** begin Provided material **

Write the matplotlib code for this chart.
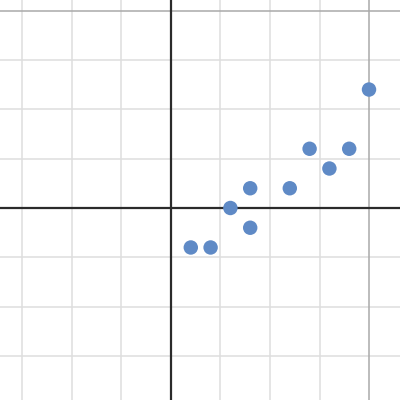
import matplotlib
matplotlib.use('Agg')
import matplotlib.pyplot as plt
import numpy as np

x = [2, 4, 6, 8, 8, 12, 14, 16, 18, 20]
y = [-4, -4, 0, 2, -2, 2, 6, 4, 6, 12]

fig = plt.figure(figsize=(4, 4), dpi=100)
ax = fig.add_axes([0, 0, 1, 1])
ax.set_xlim(-17.27, 23.13)
ax.set_ylim(-19.45, 21.07)

# minor grid every 5, major every 20
for v in np.arange(-15, 25, 5):
    c = '#aaaaaa' if v % 20 == 0 else '#dedede'
    if v != 0:
        ax.axvline(v, color=c, lw=1.1, zorder=0)
        ax.axhline(v, color=c, lw=1.1, zorder=0)
ax.axvline(0, color='#2b2b2b', lw=1.6, zorder=1)
ax.axhline(0, color='#2b2b2b', lw=1.6, zorder=1)

ax.scatter(x, y, s=108, color='#5f8ac6', edgecolors='none', zorder=3)

ax.set_xticks([])
ax.set_yticks([])
for s in ax.spines.values():
    s.set_visible(False)

fig.savefig('out.png', dpi=100)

** end Provided material **

◆ What you will do ◆
Restate the data above exactly, stripping out each image.

◆ Result for this task ◆
Write the matplotlib code for this chart.
import matplotlib
matplotlib.use('Agg')
import matplotlib.pyplot as plt
import numpy as np

x = [2, 4, 6, 8, 8, 12, 14, 16, 18, 20]
y = [-4, -4, 0, 2, -2, 2, 6, 4, 6, 12]

fig = plt.figure(figsize=(4, 4), dpi=100)
ax = fig.add_axes([0, 0, 1, 1])
ax.set_xlim(-17.27, 23.13)
ax.set_ylim(-19.45, 21.07)

# minor grid every 5, major every 20
for v in np.arange(-15, 25, 5):
    c = '#aaaaaa' if v % 20 == 0 else '#dedede'
    if v != 0:
        ax.axvline(v, color=c, lw=1.1, zorder=0)
        ax.axhline(v, color=c, lw=1.1, zorder=0)
ax.axvline(0, color='#2b2b2b', lw=1.6, zorder=1)
ax.axhline(0, color='#2b2b2b', lw=1.6, zorder=1)

ax.scatter(x, y, s=108, color='#5f8ac6', edgecolors='none', zorder=3)

ax.set_xticks([])
ax.set_yticks([])
for s in ax.spines.values():
    s.set_visible(False)

fig.savefig('out.png', dpi=100)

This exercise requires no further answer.